Laurinaitis has nothing but good things to say about his year in South Bend and said he “poured everything into Notre Dame while I was there.” But he believes he can make an even greater impact at Ohio State because he’s been a Buckeye himself.
“There's only one place that's home,” Laurinaitis said. “So having an opportunity to coach back where you were living, in a place where you played and your alma mater, it's just so easy and natural to sell it to people who are coming in and to pour your energy into it.”
Day said he wanted to be certain that Laurinaitis really wanted to be a coach before offering him a spot on the staff. Now that Laurinaitis has a year of coaching experience under his belt and Ohio State needed a new assistant linebackers coach following former graduate assistant Koy McFarland’s departure to Tulsa, Day felt it was the right time to hire Laurinaitis.

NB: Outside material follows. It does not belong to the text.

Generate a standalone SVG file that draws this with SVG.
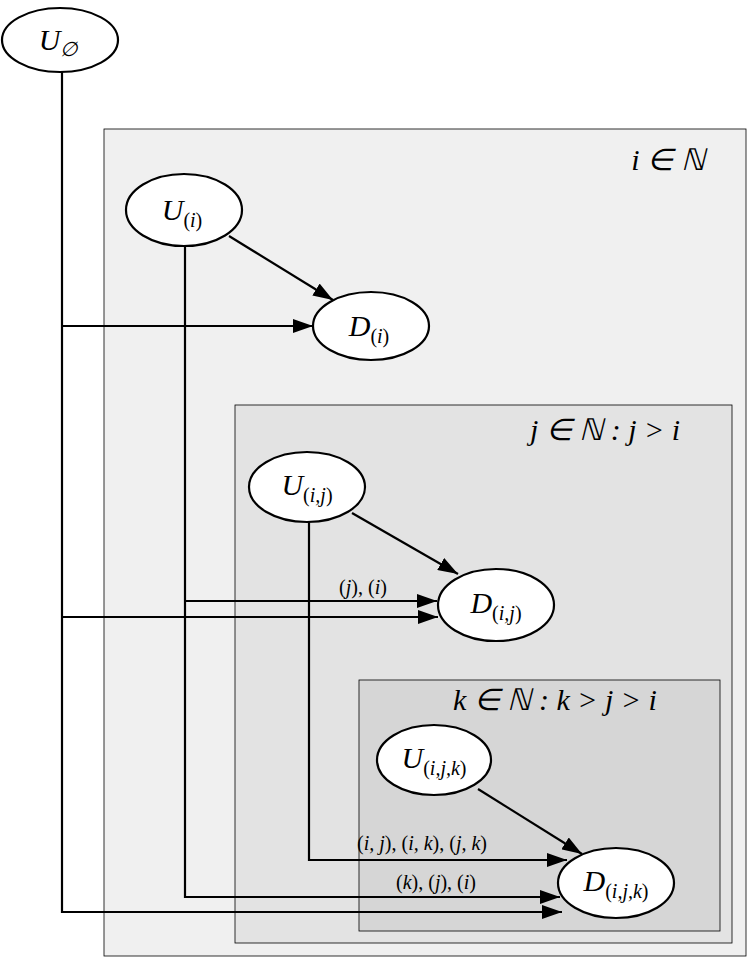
<svg xmlns="http://www.w3.org/2000/svg" width="748" height="961" viewBox="0 0 748 961">
<style>
.n{fill:#fff;stroke:#000;stroke-width:2.2}
.p{stroke:#000;stroke-width:0.8}
.t{font-family:"Liberation Serif",serif;font-style:italic;font-size:30px;text-anchor:middle}
.s{font-size:20px}
.l{font-family:"Liberation Serif",serif;font-size:20px;text-anchor:middle}
.c{fill:none;stroke:#000;stroke-width:2.2}
</style>
<defs><marker id="b" viewBox="0 0 20 14" markerWidth="20" markerHeight="14" refX="20" refY="7" orient="auto" markerUnits="userSpaceOnUse"><path d="M0,0L20,7L0,14z"/></marker></defs>
<rect class="p" x="104" y="129" width="642" height="827" fill="#f0f0f0"/>
<text class="t" x="668" y="170">i ∈ ℕ</text>
<rect class="p" x="235" y="405" width="497" height="538" fill="#e3e3e3"/>
<text class="t" x="605" y="440">j ∈ ℕ : j &gt; i</text>
<rect class="p" x="359" y="680" width="361" height="251" fill="#d6d6d6"/>
<text class="t" x="555" y="710">k ∈ ℕ : k &gt; j &gt; i</text>
<g id="connectors">
<path class="c" d="M62,72V912H562" marker-end="url(#b)"/>
<path class="c" d="M62,326H313" marker-end="url(#b)"/>
<path class="c" d="M62,617H438" marker-end="url(#b)"/>
<path class="c" d="M185,246V897H560" marker-end="url(#b)"/>
<path class="c" d="M185,601H437" marker-end="url(#b)"/>
<path class="c" d="M309,522V860H567" marker-end="url(#b)"/>
<path class="c" d="M229,236L333,300" marker-end="url(#b)"/>
<path class="c" d="M352,513L458,574" marker-end="url(#b)"/>
<path class="c" d="M478,789L582,854" marker-end="url(#b)"/>
<text class="l" x="363" y="594">(<tspan font-style="italic">j</tspan>), (<tspan font-style="italic">i</tspan>)</text>
<text class="l" x="422" y="850">(<tspan font-style="italic">i, j</tspan>), (<tspan font-style="italic">i, k</tspan>), (<tspan font-style="italic">j, k</tspan>)</text>
<text class="l" x="436" y="889">(<tspan font-style="italic">k</tspan>), (<tspan font-style="italic">j</tspan>), (<tspan font-style="italic">i</tspan>)</text>
</g>
<g id="U0"><ellipse class="n" cx="60" cy="40" rx="58" ry="32"/><text class="t" x="58" y="50">U<tspan class="s" dy="6">∅</tspan></text></g>
<g id="Ui"><ellipse class="n" cx="184" cy="210" rx="58" ry="36"/><text class="t" x="182" y="220">U<tspan class="s" dy="7" font-style="normal">(<tspan font-style="italic">i</tspan>)</tspan></text></g>
<g id="Di"><ellipse class="n" cx="371" cy="326" rx="58" ry="34"/><text class="t" x="369" y="336">D<tspan class="s" dy="7" font-style="normal">(<tspan font-style="italic">i</tspan>)</tspan></text></g>
<g id="Uij"><ellipse class="n" cx="307" cy="487" rx="58" ry="35"/><text class="t" x="307" y="495">U<tspan class="s" dy="7" font-style="normal">(<tspan font-style="italic">i,j</tspan>)</tspan></text></g>
<g id="Dij"><ellipse class="n" cx="496" cy="605" rx="58" ry="36"/><text class="t" x="496" y="613">D<tspan class="s" dy="7" font-style="normal">(<tspan font-style="italic">i,j</tspan>)</tspan></text></g>
<g id="Uijk"><ellipse class="n" cx="434" cy="760" rx="57" ry="35"/><text class="t" x="434" y="768">U<tspan class="s" dy="7" font-style="normal">(<tspan font-style="italic">i,j,k</tspan>)</tspan></text></g>
<g id="Dijk"><ellipse class="n" cx="616" cy="883" rx="58" ry="35"/><text class="t" x="616" y="891">D<tspan class="s" dy="7" font-style="normal">(<tspan font-style="italic">i,j,k</tspan>)</tspan></text></g>
</svg>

“James and I had spoken a couple times. And I think one of the things when you have a former player, it's like, ‘Do you really want to get into coaching? Are you really that crazy?’” Day said. “And he shared that he was, and then had an opportunity to go to Notre Dame and shared with me that he still, this is what he wants to do. And so felt like the timing was right here.”
“Having an opportunity to coach back where you were living, in a place where you played and your alma mater, it's just so easy and natural to sell it to people who are coming in and to pour your energy into it.”– James Laurinaitis on returning to Ohio State
As one of Ohio State’s four graduate assistants, Laurinaitis will be allowed to coach players on the field during practices even though he’s not one of the Buckeyes’ 10 full-time assistant coaches. Given that, Laurinaitis expects to play a major role in leading the linebacker unit this year. While Jim Knowles is Ohio State’s primary linebackers coach, he works with the entire defense as defensive coordinator, which means he’ll often rely on Laurinaitis to lead the linebackers through drills and meetings.

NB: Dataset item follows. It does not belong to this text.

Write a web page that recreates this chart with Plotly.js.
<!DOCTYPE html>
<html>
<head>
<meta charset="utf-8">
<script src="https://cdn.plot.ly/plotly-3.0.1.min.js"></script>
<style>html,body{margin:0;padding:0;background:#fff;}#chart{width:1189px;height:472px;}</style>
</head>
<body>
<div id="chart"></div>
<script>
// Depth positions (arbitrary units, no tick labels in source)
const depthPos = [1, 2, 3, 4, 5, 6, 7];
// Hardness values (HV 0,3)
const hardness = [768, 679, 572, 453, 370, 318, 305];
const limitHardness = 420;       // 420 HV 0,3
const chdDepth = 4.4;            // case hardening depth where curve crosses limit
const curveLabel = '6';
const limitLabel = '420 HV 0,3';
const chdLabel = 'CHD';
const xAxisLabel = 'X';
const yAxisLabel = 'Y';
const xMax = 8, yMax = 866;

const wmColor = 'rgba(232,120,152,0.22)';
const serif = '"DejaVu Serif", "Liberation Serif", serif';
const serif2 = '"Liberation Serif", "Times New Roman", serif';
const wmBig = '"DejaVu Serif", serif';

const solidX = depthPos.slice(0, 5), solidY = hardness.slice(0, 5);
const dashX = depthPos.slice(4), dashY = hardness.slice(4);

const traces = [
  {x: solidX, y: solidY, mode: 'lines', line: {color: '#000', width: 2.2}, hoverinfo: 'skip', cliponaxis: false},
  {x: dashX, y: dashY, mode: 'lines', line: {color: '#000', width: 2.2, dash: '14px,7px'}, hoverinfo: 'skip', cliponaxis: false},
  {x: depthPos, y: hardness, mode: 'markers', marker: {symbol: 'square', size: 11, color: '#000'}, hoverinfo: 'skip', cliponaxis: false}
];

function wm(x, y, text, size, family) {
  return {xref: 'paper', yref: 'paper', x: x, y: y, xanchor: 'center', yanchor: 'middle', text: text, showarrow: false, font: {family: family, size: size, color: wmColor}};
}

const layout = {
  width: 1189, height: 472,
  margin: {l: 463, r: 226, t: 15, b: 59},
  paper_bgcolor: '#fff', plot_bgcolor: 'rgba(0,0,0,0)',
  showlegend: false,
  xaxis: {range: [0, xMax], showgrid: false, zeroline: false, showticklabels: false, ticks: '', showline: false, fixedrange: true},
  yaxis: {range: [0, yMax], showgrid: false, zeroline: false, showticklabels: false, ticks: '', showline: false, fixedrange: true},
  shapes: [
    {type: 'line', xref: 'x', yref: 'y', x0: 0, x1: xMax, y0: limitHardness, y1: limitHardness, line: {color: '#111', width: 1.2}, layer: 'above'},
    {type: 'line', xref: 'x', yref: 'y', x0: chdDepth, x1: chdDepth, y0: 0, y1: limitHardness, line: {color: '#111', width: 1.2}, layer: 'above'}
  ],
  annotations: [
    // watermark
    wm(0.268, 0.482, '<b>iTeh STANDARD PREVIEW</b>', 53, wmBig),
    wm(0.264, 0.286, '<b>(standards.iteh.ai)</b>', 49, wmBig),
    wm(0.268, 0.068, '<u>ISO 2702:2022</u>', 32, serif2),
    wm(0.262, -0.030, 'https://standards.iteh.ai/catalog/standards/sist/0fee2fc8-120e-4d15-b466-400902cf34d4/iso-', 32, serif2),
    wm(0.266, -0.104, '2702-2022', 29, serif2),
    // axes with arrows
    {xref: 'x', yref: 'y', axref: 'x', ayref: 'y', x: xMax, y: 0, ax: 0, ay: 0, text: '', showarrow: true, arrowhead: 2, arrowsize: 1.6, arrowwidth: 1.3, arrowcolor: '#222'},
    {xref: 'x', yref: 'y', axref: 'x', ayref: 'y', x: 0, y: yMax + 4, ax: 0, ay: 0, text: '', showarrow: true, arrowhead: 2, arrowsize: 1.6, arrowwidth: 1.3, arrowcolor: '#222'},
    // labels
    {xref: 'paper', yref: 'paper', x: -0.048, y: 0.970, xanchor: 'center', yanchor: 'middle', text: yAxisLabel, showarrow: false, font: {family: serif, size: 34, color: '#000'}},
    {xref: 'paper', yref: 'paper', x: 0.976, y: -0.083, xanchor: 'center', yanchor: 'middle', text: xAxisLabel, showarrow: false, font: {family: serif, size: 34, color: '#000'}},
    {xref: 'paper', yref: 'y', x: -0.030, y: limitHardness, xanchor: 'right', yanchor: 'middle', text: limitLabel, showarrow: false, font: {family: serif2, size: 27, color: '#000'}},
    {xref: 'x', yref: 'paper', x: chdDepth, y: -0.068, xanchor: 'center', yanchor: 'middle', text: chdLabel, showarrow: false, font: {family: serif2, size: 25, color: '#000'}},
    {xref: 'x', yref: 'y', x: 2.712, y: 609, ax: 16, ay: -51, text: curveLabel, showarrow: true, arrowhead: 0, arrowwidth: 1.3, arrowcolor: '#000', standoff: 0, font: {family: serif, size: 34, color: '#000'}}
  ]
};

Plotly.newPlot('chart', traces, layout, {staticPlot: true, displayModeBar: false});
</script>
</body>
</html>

“We did some position-specific stuff even today during the workout, team run this morning, and (Knowles was) like, ‘Go ahead, go run individual,’” Laurinaitis said. “You have to make sure you're always speaking the same language as the D-coordinator, especially when he's the linebacker coach. And I had to do it a year ago, under Al Golden. I was trusted with the linebacker room, but you're making sure you're speaking the language of what – you can't be saying stuff that is contrary to what your boss wants to be taught. So I’m still learning all those things.
“But from my understanding, it's ‘Hey, you know, really go and attack it and coach the room.’ So film study, preparation, individual drills, and give him the freedom that he really had the last few years of his career, from my understanding, is the ability to kind of walk around practice and kind of see different areas of the game.”
While McFarland already knew Knowles’ defensive system before they arrived at Ohio State, as McFarland previously worked with Knowles at Oklahoma State, Laurinaitis is still familiarizing himself with Knowles’ defensive scheme. That said, Knowles believes Laurinaitis can be an immediate asset to Ohio State’s linebackers from a technique standpoint, given Laurinaitis’ history as a three-time All-American for the Buckeyes and an eight-year NFL veteran.
“I think it's good to have someone come in, who can work with them individually, technique-wise, and maybe do some different things than I've done,” Knowles said. “Whereas I may have coached something one way, he can say, ‘Well, you know, this is how I did it,’ or ‘This is how we did it in the NFL. This is what helped me make plays.’ He can say, ‘I made a lot of plays using this technique.’ So the system’s going to be the system, but he can bring a lot of new things to our players, and that'll be good for them.”
Although he’s entering just his second year as a coach at any level, Laurinaitis has high aspirations for his coaching career. And even though he’s not a full-time position coach yet, he’s going to hold himself to the same standard this year as if he was.
“I think for me, it all starts with, can I be the best linebacker coach in the country? And can I aspire to do that at my alma mater? I think that kind of to me is the first thing that comes to mind,” Laurinaitis said when asked what his long-term goal as a coach is. “And so I'll attack this year with that vision.”
Laurinaitis can draw inspiration from his former Ohio State teammate and new colleague Brian Hartline, who began his own coaching career at Ohio State as a quality control coach in 2017 and is now the Buckeyes’ offensive coordinator just six years later after already establishing himself as college football’s top wide receivers coach.
“To see the growth that he's had, and to see, I mean, obviously his recruiting is incredible, but also just the development of that room, and to see him continue to grow has been encouraging. He's a great example of what can happen,” Laurinaitis said. “He's a great example of just a guy who put the work in, willing to go and a good template for former guys who want to come in and try to work and aspire to kind of grow in this profession.”
Both Day and Knowles believe Laurinaitis has a bright future in coaching, so they’re glad to have him working alongside them now.
“He's passionate. He's committed. He understands the game. Both the micro and macro detail,” Knowles said. “He's just a football guy all-around, who's intelligent and hardworking. Played the game at the highest level. There's so many positives for him in terms of his career.”